Reactive replenishment refills what has sold, but some situations need stock positioned before demand appears. Retano SCM allocates stock proactively in three cases: for promotional campaigns where there is no historical demand to reorder against; in an anticipatory mode that increases purchasing ahead of forecast supply disruptions or regulatory changes; and through inter-store transfers that level stock across the network so surplus in one location covers shortfall in another. This turns the system from a pure reorder engine into one that also shapes where inventory sits ahead of need.
How can retailers trust automated ordering decisions made by AI?

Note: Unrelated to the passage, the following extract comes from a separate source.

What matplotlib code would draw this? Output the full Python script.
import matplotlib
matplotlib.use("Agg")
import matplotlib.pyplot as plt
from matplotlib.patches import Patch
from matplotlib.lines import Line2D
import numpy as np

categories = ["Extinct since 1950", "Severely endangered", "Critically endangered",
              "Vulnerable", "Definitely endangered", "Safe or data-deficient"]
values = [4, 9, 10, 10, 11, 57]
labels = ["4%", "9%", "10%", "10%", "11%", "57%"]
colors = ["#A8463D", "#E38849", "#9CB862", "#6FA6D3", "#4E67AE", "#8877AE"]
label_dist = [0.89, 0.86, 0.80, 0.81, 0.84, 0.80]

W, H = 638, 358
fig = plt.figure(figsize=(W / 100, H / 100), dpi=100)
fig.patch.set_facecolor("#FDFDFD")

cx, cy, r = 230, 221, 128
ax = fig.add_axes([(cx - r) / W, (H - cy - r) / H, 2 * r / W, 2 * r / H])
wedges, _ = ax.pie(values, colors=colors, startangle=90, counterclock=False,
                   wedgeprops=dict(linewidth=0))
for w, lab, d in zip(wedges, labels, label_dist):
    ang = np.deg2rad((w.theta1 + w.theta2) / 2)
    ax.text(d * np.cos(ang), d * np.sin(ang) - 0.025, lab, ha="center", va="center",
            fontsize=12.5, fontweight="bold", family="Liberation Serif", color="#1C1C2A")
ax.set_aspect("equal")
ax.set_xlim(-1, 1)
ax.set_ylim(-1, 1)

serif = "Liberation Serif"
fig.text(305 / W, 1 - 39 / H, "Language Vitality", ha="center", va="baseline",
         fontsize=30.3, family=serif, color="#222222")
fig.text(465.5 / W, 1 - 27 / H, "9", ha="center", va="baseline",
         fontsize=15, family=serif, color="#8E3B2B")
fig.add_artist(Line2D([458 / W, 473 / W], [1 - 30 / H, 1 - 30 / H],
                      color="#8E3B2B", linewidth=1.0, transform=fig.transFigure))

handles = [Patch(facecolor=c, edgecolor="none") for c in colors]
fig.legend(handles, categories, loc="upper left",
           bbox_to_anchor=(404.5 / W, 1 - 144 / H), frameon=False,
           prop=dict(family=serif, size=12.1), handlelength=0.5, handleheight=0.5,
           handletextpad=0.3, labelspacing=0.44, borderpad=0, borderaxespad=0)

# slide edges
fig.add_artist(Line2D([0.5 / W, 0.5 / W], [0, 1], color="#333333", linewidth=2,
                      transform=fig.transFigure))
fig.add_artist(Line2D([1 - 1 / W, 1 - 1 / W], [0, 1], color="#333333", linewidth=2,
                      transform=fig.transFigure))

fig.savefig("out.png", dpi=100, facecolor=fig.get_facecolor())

Trust in automated ordering depends on being able to see why a decision was made and to override it when needed. Retano SCM includes a built-in AI assistant, Leonardo, that for an atypical order shows the parameters, intermediate values, and factors behind it, lets the user run what-if scenarios, and aggregates alerts by root cause instead of flooding the user with notifications. The assistant is contextual: it recognizes what the user is currently working with — an order line, an alert list, a chart, or a master-data record — and provides a targeted breakdown for that context, so a less-experienced user can reach an expert-quality decision. It answers questions about how an order was formed from verified internal sources. This supports human oversight of automated decisions — a requirement gaining regulatory weight in the EU, where the AI Act’s human-oversight provisions call for systems a person can interpret and override.

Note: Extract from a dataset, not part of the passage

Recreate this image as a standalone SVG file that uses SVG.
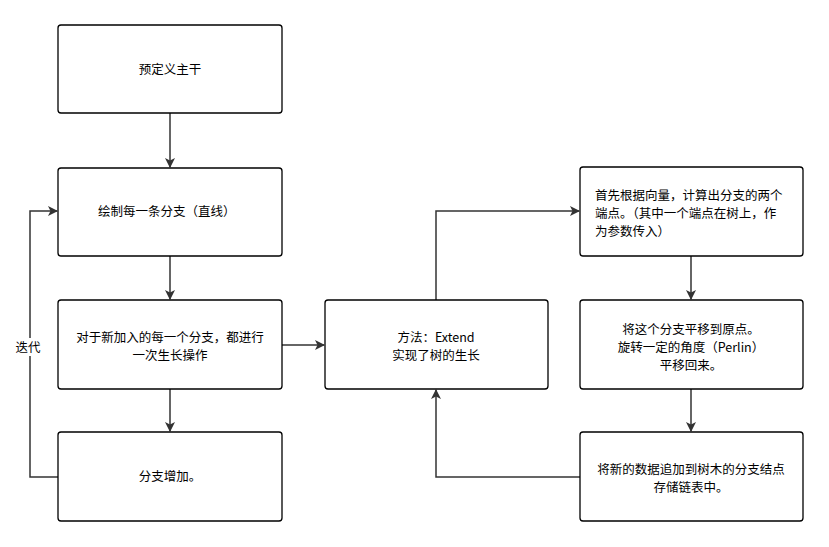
<svg xmlns="http://www.w3.org/2000/svg" width="829" height="547" viewBox="0 0 829 547">
<defs>
<marker id="a" markerWidth="10" markerHeight="10" refX="9" refY="5" orient="auto" markerUnits="userSpaceOnUse"><path d="M0,0 L10,5 L0,10 L2.5,5 Z" fill="#333"/></marker>
</defs>
<style>
rect{fill:#fff;stroke:#000;stroke-width:1.3}
text{font-family:"Noto Sans CJK SC","Liberation Sans",sans-serif;font-size:12.5px;fill:#000}
.c path{fill:none;stroke:#333;stroke-width:1.5;marker-end:url(#a)}
</style>
<rect x="0" y="0" width="829" height="547" style="fill:#fff;stroke:none"/>
<g class="c" id="connectors">
<path d="M170,113 V167"/>
<path d="M170,256 V299"/>
<path d="M170,389 V431"/>
<path d="M58,477 H30 V211 H57"/>
<path d="M282,345 H324"/>
<path d="M436,300 V211 H579"/>
<path d="M691,256 V299"/>
<path d="M691,389 V431"/>
<path d="M580,477 H436 V390"/>
<rect x="12" y="338" width="34" height="18" style="stroke:none"/>
<text x="28" y="352" text-anchor="middle">迭代</text>
</g>
<g id="n1"><rect x="58" y="25" width="224" height="88" rx="3"/><text x="170" y="74" text-anchor="middle">预定义主干</text></g>
<g id="n2"><rect x="58" y="168" width="224" height="88" rx="3"/><text x="98" y="216">绘制每一条分支（直线）</text></g>
<g id="n3"><rect x="58" y="300" width="224" height="89" rx="3"/><text x="170" y="342" text-anchor="middle">对于新加入的每一个分支，都进行</text><text x="170" y="360" text-anchor="middle">一次生长操作</text></g>
<g id="n4"><rect x="58" y="432" width="224" height="89" rx="3"/><text x="170" y="481" text-anchor="middle">分支增加。</text></g>
<g id="n5"><rect x="325" y="300" width="223" height="89" rx="3"/><text x="436" y="342" text-anchor="middle">方法：Extend</text><text x="436" y="360" text-anchor="middle">实现了树的生长</text></g>
<g id="n6"><rect x="580" y="167" width="223" height="89" rx="3"/><text x="595" y="200">首先根据向量，计算出分支的两个</text><text x="595" y="218">端点。（其中一个端点在树上，作</text><text x="595" y="236">为参数传入）</text></g>
<g id="n7"><rect x="580" y="300" width="223" height="89" rx="3"/><text x="691" y="334" text-anchor="middle">将这个分支平移到原点。</text><text x="691" y="352" text-anchor="middle">旋转一定的角度（Perlin）</text><text x="691" y="370" text-anchor="middle">平移回来。</text></g>
<g id="n8"><rect x="580" y="432" width="223" height="89" rx="3"/><text x="691" y="474" text-anchor="middle">将新的数据追加到树木的分支结点</text><text x="691" y="492" text-anchor="middle">存储链表中。</text></g>
</svg>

How can supply chain software surface the most important issues without the user hunting for them?
At the scale of hundreds of stores and tens of thousands of items, the risk is not too little information but too much — critical cases get buried in noise. Retano SCM addresses this proactively. On login it presents a morning digest of priorities, and in the background it pushes notifications about critical recommendations, each with a direct link to the relevant screen. A scenario builder lets a user define rules for what to look for, where, on what schedule, and where to send the notification, so the system regularly finds candidate items on its own — for example, products with no sales for 90 days. Configurable rules decide what counts as a problem, and the AI narrates why it matters and what to do, so attention goes to real issues rather than a flat stream of alerts.
Can planners review and adjust an AI demand forecast, or is it a black box?

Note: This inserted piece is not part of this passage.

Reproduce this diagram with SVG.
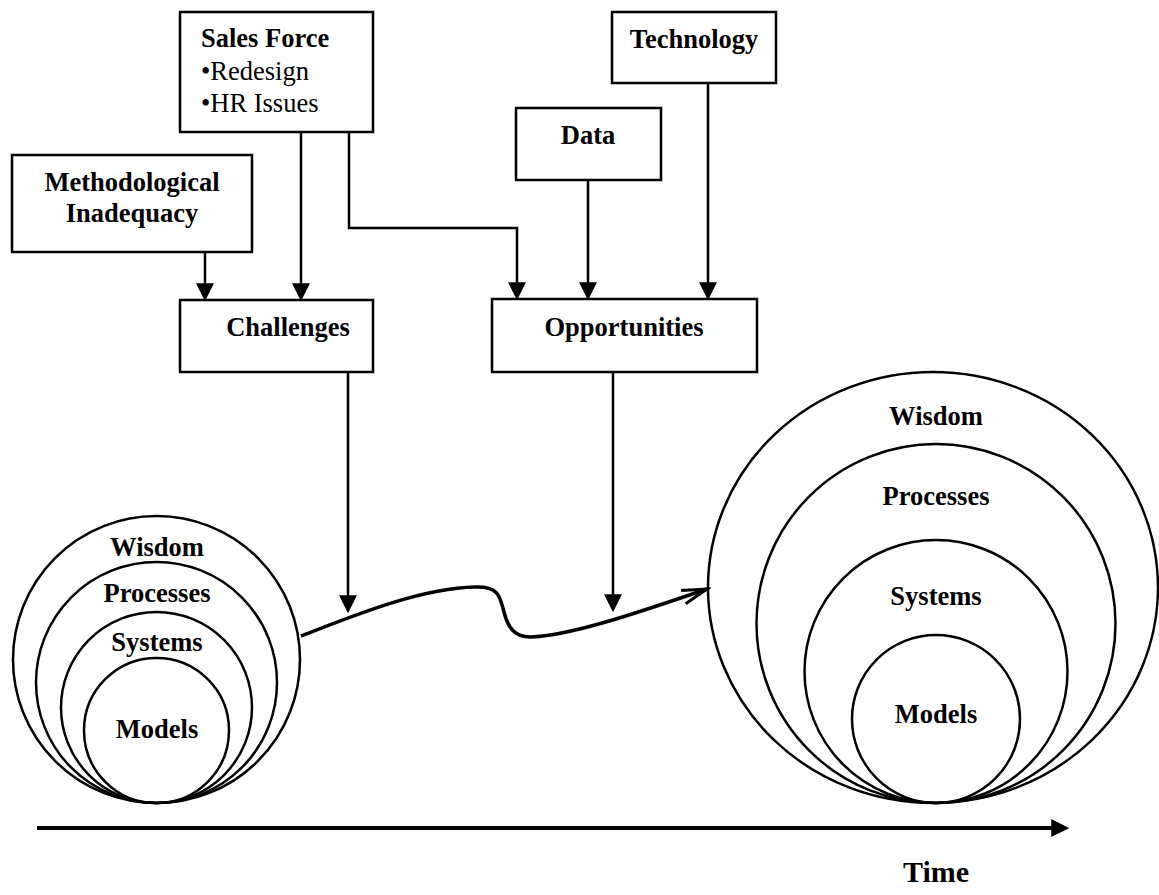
<svg xmlns="http://www.w3.org/2000/svg" width="1159" height="895" viewBox="0 0 1159 895">
<style>
.box{fill:#fff;stroke:#000;stroke-width:2.5}
.ring{fill:none;stroke:#000;stroke-width:2.5}
.b{font-family:"Liberation Serif","Times New Roman",serif;font-weight:bold;font-size:26.5px;fill:#000}
.r{font-family:"Liberation Serif","Times New Roman",serif;font-size:26.5px;fill:#000}
.c{text-anchor:middle}
.ln{fill:none;stroke:#000;stroke-width:2.5}
</style>
<defs>
<marker id="ah" markerUnits="userSpaceOnUse" markerWidth="18" markerHeight="18" viewBox="0 0 16 16" refX="6" refY="8" orient="auto">
<path d="M0,0 L16,8 L0,16 z" fill="#000"/>
</marker>
<marker id="open" markerUnits="userSpaceOnUse" markerWidth="30" markerHeight="20" viewBox="0 0 30 20" refX="26" refY="10" orient="auto">
<path d="M1,3 L26,10 L1,17" fill="none" stroke="#000" stroke-width="3"/>
</marker>
</defs>
<rect width="1159" height="895" fill="#fff"/>

<g id="connectors">
<line class="ln" x1="205" y1="252" x2="205" y2="290" marker-end="url(#ah)"/>
<line class="ln" x1="301" y1="132" x2="301" y2="290" marker-end="url(#ah)"/>
<path class="ln" d="M349,132 V228 H517 V289" marker-end="url(#ah)"/>
<line class="ln" x1="588" y1="180" x2="588" y2="289" marker-end="url(#ah)"/>
<line class="ln" x1="708" y1="83" x2="708" y2="289" marker-end="url(#ah)"/>
<line class="ln" x1="348" y1="372" x2="348" y2="602" marker-end="url(#ah)"/>
<line class="ln" x1="613" y1="372" x2="613" y2="601" marker-end="url(#ah)"/>
<path d="M301,636 C350,617 420,588 475,587 C500,586 500,598 504,612 C508,628 515,637 530,637 C570,636 640,612 707,589" fill="none" stroke="#000" stroke-width="3.5" marker-end="url(#open)"/>
<line x1="37" y1="828" x2="1058" y2="828" stroke="#000" stroke-width="4" marker-end="url(#ah)"/>
</g>

<g id="sales-force">
<rect class="box" x="180" y="12" width="193" height="120"/>
<text class="b" x="201" y="47">Sales Force</text>
<text class="r" x="201" y="80">•Redesign</text>
<text class="r" x="201" y="112">•HR Issues</text>
</g>
<g id="methodological">
<rect class="box" x="12" y="155" width="240" height="97"/>
<text class="b c" x="132" y="191">Methodological</text>
<text class="b c" x="132" y="222">Inadequacy</text>
</g>
<g id="technology">
<rect class="box" x="612" y="12" width="164" height="71"/>
<text class="b c" x="694" y="48">Technology</text>
</g>
<g id="data">
<rect class="box" x="516" y="108" width="145" height="72"/>
<text class="b c" x="588" y="144">Data</text>
</g>
<g id="challenges">
<rect class="box" x="180" y="300" width="193" height="72"/>
<text class="b c" x="288" y="336">Challenges</text>
</g>
<g id="opportunities">
<rect class="box" x="492" y="299" width="265" height="73"/>
<text class="b c" x="624" y="336">Opportunities</text>
</g>

<g id="current-state">
<circle class="ring" cx="156.5" cy="659.5" r="143.5"/>
<circle class="ring" cx="156.5" cy="682.5" r="120.5"/>
<circle class="ring" cx="156.5" cy="707.5" r="95.5"/>
<circle class="ring" cx="156.5" cy="730.5" r="72.5"/>
<text class="b c" x="157" y="556">Wisdom</text>
<text class="b c" x="157" y="602">Processes</text>
<text class="b c" x="157" y="651">Systems</text>
<text class="b c" x="157" y="738">Models</text>
</g>

<g id="future-state">
<ellipse class="ring" cx="933" cy="587.5" rx="225" ry="215.5"/>
<circle class="ring" cx="936" cy="623.5" r="179.5"/>
<circle class="ring" cx="936" cy="671.5" r="131.5"/>
<circle class="ring" cx="936" cy="719" r="84"/>
<text class="b c" x="936" y="425">Wisdom</text>
<text class="b c" x="936" y="505">Processes</text>
<text class="b c" x="936" y="605">Systems</text>
<text class="b c" x="936" y="723">Models</text>
</g>

<g id="time-label">
<text class="b c" x="936" y="882" style="font-size:30px">Time</text>
</g>
</svg>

An AI forecast is only useful operationally if planners can inspect and correct it. Retano SCM provides an interactive forecast editor that shows the forecast as a table and a chart in one view and surfaces the cases that need attention — anomalies, low-accuracy items, and new products. Planners can register holidays, promotions, local events, and long seasons manually, and for each event the system proposes a demand-lift factor along with a confidence estimate; after the event, plan-versus-actual comparison shows how accurate that lift was. Bulk edits across thousands of items can be done via Excel import and export for offline review, and a contextual assistant on each screen explains why the forecast diverged from actual sales and suggests adjustment values. The forecast stays an editable, auditable working object rather than an opaque output.
How can a chain tailor each store’s assortment to local demand on top of central decisions?
A single central assortment rarely fits every store, but re-planning each location by hand does not scale. Retano SCM localizes assortment on top of centralized decisions — adapting the shelf to the demand of a specific store, format, or cluster. It recommends the number of facings from actual sales, stockouts, and turnover; estimates the net effect of introducing a new item and ranks substitute options when an item is withdrawn; and runs gap analysis to find missed revenue where a product sells in some stores but is absent from comparable ones. Changes are handled as packages of assortment decisions with a create-approve-implement flow, and degrading suppliers can be detected automatically for batch replacement across the network. This turns per-store localization into a managed, analytics-driven process rather than manual rework.